Wow! My Hollywood spin on Ken Griffey, Jr.'s long career turned out to be a prediction of the future. Apparently, I was controlled by other-worldly forces because just 14 hours after my post, Junior announced his retirement after 22 years and 630 home runs in the big leagues.
Not only that, he does it on my mom's birthday and 23 years to the day after he was drafted by the Seattle Mariners as the No. 1 pick. As George Costanza would say, worlds are colliding!
It's clear I possess some supernatural ability, so I will now don a purple cape with gold lining, a pair of 3D glasses, grow out my fro and highlight it with white streaks. I will make appearances at baseball stadiums and sporting goods stores across the country and derive visions of the future with my magical baseball, unearthed from the rubble of the old Yankee Stadium.
Who will win the 2010 World Series?
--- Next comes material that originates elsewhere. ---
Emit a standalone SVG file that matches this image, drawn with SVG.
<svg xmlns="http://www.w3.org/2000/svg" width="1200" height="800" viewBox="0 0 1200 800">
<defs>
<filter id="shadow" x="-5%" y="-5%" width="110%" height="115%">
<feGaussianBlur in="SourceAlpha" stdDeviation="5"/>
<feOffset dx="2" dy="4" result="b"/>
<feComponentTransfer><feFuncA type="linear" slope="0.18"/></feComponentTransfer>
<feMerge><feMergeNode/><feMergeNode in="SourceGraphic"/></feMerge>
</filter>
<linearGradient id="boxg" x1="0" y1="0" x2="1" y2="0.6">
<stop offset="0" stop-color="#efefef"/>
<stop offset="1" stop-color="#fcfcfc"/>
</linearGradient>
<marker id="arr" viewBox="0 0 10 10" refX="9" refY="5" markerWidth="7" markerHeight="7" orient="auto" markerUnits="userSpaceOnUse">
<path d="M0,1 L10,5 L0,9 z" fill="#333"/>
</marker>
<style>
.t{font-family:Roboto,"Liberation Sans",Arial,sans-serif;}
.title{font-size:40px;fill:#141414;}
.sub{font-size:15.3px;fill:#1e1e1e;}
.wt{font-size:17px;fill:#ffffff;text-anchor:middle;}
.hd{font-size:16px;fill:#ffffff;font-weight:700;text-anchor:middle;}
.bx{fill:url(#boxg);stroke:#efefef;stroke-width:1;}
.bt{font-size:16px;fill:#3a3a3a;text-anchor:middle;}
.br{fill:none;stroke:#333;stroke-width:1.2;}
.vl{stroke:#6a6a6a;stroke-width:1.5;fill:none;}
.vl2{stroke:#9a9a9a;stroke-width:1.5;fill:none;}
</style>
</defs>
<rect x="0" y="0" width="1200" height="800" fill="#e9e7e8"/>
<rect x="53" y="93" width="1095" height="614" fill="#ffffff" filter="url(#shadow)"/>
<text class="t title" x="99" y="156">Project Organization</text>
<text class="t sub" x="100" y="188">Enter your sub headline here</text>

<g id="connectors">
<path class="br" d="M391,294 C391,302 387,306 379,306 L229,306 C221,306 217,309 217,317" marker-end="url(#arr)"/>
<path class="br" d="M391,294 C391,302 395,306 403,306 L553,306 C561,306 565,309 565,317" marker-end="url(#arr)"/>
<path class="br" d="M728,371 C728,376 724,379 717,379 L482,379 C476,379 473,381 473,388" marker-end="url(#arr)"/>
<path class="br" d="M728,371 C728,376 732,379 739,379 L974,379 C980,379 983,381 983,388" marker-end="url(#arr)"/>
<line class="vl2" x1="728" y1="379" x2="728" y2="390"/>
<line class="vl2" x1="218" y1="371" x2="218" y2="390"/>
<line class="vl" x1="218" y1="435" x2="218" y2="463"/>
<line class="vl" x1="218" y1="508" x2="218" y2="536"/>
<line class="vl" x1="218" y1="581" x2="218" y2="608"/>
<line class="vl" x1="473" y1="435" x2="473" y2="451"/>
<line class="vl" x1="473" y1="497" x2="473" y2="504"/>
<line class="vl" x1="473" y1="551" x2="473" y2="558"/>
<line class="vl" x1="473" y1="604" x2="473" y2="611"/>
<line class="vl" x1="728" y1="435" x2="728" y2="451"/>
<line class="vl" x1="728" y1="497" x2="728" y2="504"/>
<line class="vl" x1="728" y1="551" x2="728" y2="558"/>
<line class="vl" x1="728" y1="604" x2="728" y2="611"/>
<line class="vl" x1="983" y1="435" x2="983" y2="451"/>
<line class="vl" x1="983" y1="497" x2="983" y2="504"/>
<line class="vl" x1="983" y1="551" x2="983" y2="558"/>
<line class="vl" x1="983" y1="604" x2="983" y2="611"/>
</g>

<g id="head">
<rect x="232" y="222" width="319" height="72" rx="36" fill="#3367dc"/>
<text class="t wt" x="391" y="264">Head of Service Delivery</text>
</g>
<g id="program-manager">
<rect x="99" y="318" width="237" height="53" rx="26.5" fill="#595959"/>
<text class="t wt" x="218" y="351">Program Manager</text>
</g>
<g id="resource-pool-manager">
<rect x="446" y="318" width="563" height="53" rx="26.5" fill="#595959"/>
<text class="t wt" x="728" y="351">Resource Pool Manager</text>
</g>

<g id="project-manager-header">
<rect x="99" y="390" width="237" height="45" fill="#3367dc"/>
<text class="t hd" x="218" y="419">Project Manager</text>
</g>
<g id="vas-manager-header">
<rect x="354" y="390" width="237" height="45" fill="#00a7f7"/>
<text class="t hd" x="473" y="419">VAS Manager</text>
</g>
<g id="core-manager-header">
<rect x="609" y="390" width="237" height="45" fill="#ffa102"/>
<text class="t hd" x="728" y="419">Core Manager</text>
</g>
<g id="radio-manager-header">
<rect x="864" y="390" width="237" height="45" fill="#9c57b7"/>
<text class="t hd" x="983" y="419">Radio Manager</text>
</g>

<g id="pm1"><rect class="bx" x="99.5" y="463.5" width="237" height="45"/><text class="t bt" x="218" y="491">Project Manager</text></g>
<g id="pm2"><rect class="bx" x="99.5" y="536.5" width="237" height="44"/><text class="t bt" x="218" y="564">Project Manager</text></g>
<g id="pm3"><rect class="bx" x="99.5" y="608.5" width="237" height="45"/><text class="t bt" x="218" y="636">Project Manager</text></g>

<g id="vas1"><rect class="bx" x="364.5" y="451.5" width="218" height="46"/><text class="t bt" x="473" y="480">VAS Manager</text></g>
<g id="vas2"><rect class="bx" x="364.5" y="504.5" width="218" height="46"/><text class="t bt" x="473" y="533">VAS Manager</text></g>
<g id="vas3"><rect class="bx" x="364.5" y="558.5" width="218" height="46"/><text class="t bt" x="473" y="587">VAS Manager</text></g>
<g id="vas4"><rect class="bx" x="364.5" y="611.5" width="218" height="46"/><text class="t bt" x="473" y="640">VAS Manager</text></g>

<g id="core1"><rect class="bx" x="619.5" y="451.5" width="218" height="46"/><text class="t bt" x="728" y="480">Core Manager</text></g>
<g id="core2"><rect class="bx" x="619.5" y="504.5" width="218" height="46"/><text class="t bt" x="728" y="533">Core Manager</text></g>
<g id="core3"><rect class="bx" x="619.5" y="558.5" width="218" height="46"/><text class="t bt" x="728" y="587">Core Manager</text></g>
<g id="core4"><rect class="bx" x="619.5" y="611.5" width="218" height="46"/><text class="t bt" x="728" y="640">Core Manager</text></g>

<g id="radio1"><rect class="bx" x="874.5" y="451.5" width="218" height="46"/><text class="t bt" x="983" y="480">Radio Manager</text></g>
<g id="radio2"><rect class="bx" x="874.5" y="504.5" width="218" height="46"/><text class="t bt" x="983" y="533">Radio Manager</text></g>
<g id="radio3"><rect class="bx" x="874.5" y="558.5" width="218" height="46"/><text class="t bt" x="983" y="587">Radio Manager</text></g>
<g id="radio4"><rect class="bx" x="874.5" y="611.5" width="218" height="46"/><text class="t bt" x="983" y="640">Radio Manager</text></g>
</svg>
When will the Pittsburgh Pirates finish above .500? Will Jose Canseco sign a deal to appear as himself in his own documentary entitled "Steroids & Me: A Love Story?" These questions and many more will be answered!
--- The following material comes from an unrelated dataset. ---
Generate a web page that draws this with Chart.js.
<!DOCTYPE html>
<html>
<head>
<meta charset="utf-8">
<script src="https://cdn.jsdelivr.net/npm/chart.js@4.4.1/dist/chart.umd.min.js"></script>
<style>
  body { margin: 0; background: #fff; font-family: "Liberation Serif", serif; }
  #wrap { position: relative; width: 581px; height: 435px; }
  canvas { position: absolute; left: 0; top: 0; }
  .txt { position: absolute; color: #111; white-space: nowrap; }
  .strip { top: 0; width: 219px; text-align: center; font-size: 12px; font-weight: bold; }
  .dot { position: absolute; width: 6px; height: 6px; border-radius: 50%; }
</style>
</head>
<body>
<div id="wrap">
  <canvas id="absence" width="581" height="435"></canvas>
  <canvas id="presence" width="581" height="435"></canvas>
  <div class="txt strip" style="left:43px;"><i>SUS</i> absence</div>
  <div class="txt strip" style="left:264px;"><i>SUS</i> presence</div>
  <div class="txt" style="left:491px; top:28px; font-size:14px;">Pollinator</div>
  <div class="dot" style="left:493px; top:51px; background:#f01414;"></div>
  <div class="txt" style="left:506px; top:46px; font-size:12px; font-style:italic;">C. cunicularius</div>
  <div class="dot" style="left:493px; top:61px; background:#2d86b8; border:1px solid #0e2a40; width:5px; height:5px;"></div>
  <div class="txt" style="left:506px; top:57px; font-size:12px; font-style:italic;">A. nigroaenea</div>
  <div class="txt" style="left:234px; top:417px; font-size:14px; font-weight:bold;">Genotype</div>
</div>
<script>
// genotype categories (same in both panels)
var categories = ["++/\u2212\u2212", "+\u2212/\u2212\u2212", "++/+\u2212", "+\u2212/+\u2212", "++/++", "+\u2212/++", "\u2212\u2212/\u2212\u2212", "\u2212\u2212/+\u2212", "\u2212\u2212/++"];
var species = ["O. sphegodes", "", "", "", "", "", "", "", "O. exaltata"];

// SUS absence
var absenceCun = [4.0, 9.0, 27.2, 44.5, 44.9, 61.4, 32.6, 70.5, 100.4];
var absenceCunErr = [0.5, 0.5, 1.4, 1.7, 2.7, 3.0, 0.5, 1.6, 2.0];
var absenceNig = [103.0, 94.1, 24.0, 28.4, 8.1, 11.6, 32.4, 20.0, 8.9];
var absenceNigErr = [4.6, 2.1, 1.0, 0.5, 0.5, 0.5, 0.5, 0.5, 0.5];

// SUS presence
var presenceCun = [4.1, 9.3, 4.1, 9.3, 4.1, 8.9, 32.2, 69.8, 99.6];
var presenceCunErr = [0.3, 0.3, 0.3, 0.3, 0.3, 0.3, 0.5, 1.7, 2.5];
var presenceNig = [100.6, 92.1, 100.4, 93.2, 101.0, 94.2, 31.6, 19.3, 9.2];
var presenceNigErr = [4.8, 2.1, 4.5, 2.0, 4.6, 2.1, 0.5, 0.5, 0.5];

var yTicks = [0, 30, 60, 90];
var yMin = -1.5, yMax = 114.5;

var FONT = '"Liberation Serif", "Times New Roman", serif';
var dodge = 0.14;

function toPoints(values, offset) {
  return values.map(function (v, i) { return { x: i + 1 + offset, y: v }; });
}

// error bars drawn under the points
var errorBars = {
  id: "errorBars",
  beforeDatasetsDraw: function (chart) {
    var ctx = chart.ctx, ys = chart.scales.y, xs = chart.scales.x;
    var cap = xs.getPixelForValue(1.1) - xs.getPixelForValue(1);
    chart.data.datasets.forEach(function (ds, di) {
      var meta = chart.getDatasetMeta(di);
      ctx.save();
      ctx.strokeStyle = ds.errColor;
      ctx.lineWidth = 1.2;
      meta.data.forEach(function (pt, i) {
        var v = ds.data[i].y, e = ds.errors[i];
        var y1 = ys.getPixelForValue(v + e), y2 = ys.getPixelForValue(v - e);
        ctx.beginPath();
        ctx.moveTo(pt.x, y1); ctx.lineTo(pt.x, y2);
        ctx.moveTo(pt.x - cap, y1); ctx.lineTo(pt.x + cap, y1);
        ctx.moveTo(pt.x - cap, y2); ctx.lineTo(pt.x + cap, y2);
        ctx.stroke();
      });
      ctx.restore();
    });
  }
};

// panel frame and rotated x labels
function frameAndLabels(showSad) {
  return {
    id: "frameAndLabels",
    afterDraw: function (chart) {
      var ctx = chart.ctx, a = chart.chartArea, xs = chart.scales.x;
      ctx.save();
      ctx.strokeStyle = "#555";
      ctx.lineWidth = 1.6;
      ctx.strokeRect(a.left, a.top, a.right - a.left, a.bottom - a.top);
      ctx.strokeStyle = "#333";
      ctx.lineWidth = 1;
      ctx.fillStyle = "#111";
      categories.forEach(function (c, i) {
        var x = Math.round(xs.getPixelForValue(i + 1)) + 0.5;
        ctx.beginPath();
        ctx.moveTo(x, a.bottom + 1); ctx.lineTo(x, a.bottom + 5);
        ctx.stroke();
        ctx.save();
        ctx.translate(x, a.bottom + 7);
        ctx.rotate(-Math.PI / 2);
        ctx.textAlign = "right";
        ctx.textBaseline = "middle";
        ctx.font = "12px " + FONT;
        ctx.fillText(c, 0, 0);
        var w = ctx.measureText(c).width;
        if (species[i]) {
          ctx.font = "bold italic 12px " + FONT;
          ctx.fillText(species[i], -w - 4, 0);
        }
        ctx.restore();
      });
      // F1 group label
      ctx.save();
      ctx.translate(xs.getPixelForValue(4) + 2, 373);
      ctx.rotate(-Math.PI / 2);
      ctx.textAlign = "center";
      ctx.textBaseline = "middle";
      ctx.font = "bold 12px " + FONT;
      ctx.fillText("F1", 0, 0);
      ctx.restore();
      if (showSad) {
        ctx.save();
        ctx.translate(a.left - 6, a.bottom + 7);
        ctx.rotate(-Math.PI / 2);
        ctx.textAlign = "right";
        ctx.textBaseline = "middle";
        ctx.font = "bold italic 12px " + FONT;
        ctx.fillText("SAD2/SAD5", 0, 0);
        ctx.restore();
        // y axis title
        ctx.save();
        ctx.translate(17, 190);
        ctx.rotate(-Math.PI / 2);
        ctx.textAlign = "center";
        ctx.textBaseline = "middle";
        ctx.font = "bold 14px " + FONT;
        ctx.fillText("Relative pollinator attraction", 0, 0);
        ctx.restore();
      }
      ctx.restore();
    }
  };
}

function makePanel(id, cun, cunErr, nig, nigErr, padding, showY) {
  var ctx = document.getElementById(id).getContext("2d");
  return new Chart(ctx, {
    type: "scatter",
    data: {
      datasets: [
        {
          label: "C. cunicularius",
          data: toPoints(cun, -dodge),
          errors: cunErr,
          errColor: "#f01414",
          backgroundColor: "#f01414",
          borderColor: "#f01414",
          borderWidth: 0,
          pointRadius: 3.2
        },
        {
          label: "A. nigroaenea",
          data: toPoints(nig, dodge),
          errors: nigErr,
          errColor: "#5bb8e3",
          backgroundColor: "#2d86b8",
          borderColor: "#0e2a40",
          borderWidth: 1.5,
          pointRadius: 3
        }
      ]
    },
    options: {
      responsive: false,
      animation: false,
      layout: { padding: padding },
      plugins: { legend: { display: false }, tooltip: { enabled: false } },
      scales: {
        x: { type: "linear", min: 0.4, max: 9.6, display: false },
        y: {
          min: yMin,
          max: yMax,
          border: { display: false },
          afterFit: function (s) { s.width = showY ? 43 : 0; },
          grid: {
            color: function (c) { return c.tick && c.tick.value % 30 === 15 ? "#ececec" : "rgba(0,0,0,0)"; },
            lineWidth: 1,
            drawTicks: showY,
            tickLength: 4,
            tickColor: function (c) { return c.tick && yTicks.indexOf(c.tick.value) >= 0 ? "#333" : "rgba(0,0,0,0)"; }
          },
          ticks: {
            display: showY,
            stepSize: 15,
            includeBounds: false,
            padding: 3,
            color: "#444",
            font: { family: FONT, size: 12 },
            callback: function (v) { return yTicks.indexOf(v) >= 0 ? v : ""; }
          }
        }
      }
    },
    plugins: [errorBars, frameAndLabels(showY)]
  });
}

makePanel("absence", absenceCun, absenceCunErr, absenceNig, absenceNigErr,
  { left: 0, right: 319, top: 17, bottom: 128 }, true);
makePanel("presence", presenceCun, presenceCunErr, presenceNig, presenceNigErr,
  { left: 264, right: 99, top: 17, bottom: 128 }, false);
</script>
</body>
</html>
Or it was all just crazy coincidence.
Either way, my so-called psychic instincts were clearly out to lunch earlier this evening when I was laying out the front page of the sports section. I managed to fill it completely before 8 p.m. Griffey then decides to announce his retirement, and then a pitcher no one ever heard of was cheated on what would have been the final out of a perfect game, baseball's third in less than a month.
Making just his third start of the season for the Detroit Tigers after initially failing to land the No. 5 spot in the rotation in Spring Training, Armondo Galarraga seemed destined to nail down the first perfect game in franchise history after rookie centerfielder Austin Jackson made a Willie Mays-type catch over his shoulder for the first out of the ninth inning. Two batters later, a ground ball to first base set up what I have to believe would have been the first perfect game in which the pitcher made the 27th putout himself. Miguel Cabrera's throw to Galarraga at the bag beat Jason Donald by at least a half-step, but veteran umpire Jim Joyce called him safe.
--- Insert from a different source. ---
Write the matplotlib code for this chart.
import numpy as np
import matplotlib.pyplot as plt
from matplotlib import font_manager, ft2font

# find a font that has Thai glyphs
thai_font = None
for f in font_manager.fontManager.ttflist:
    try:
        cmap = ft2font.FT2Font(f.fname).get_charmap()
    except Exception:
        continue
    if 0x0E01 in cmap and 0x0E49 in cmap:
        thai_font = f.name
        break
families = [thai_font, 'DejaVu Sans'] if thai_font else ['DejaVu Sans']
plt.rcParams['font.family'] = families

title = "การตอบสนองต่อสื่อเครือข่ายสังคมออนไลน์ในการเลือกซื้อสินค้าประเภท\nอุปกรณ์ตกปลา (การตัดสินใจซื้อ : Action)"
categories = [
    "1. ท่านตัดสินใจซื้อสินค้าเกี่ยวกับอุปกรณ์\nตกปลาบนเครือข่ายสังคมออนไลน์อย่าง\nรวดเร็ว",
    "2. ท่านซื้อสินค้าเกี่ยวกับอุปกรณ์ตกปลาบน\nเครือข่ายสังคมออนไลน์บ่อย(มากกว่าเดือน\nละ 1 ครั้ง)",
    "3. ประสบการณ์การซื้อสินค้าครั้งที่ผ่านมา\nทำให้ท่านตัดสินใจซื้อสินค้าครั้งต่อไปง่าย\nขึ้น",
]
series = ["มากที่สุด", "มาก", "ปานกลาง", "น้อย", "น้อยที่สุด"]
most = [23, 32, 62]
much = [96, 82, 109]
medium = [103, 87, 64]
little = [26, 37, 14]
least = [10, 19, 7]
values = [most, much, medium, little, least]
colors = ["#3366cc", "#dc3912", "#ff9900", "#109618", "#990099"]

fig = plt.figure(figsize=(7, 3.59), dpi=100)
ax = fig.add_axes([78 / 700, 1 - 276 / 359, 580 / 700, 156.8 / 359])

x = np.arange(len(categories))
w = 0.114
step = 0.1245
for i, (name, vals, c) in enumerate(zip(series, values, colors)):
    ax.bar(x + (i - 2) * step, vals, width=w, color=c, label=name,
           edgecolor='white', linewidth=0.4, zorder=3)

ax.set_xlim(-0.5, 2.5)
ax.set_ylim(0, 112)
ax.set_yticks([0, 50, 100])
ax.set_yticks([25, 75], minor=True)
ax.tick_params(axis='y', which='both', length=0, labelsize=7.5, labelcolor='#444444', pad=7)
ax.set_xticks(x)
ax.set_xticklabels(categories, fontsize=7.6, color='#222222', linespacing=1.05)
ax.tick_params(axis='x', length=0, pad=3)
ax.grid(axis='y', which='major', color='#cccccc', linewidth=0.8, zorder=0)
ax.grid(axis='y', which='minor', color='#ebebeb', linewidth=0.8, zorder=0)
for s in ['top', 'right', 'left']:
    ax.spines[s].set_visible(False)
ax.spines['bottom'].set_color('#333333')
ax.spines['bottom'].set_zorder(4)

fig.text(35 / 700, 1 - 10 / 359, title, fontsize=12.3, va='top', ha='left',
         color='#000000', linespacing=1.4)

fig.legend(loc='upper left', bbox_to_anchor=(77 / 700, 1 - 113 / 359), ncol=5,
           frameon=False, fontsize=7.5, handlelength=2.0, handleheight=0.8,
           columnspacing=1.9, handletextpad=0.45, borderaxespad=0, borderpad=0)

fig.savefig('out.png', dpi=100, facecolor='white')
Galarraga was the only one who didn't argue the call and remained composed enough to settle for a one-hit shutout. He threw just 88 pitches, 67 of them for strikes. That's perfection in anybody's book.
Joyce confessed to making the wrong call to the media after viewing the replay. The remorse he must have feel is unimaginable. Baseball players, managers and broadcasters all quickly came to Joyce's defense for his human error.
Despite what the replay showed, I do believe that as an umpire, it's your responsibility to keep emotion out of your decision-making on the field. If Joyce felt in that moment that Donald was safe, then he had to call him safe, regardless of what it meant for Galarraga and the Tigers.
However, the tidal wave of media and fan speculation and accusation may force Major League Baseball to finally loosen its grip on the old traditions, join the 21st century with every other sport and implement a full instant replay system.
My only question is can baseball afford to go down that road? I never hear people complain about the tempo of any other sport, and you know managers are going to toss their red flags out onto the field at least five times per game. Baseball may have recovered from the financial crisis it faced 15 years ago, but does it really want to move for something that may turn people away from the ballpark? The die-hard fans it has will stay no matter what, but all the others may not be willing to sit through more delays.
MLB should proceed cautiously through this pressing consideration. Then again, I suppose that's easy for me to say. The umpires got all the calls right in Roy Halladay's perfect game.